The bladder thing I focused on because it is what I hear referenced the most by people who object to anything over 2 hours long. It’s a big enough concern that, as I pointed out, there is an entire app devoted to helping plan pee breaks. However, our attention span and what the internet/smart phones have done us is just as big of an impediment, you’re right. Honestly, that’s one of the reasons I still like going to movies because I’m forced to surrender to the experience. At home, I’m always far more tempted to try and multitask or respond like a Pavlovian dog to every little noise my phone makes.
I kind of realized that after posting. The bladder thing applies to everyone while attention/interest varies.
I learned to ration my drinking as I go into a movie.

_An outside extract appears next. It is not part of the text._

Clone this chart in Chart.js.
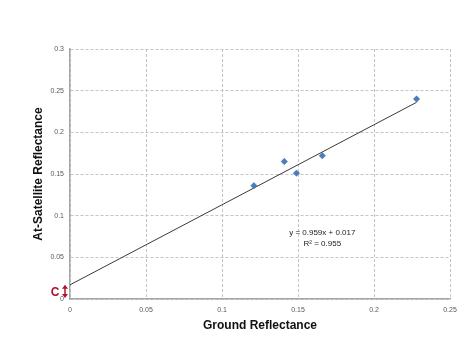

I get a large frozen coke or something and just sip it a little at a time because I’m usually totally absorbed in the screen and don’t want to leave (it helps that I try and go for the more cerebral fodder, too, and don’t want to miss anything).
Though I did notice that I’d went to the bathroom several times during “I am Legend.” Maybe it was that I was bored with some of the movie, or just an awkward date that I didn’t wanna be around too often. Hmm… guess that tells me something there.
I rarely even do all of that. In most cases, I simply don’t drink anything at all, though that’s as much because of frugality ($7 for a drink!) than it is bladder control. Now, if I’m seeing a movie a second time – like, I saw it already and have now brought a friend/family member to it – I might get a drink or excuse myself to the bathroom. There’s less guilt, less “i’m missing out” in that situation. Otherwise, I almost never leave the theater until the movie is over, even if I’m bored or hate the movie. As a kid, I did once basically hide in the bathroom for like 5 minutes because Jurassic Park had just killed Newman and I was terrified. I literally told myself “it’s only a movie, it’s only a movie,” having no idea I was using the same marketing phrase from Last House on the Left. Those stories, though, are quite rare for me.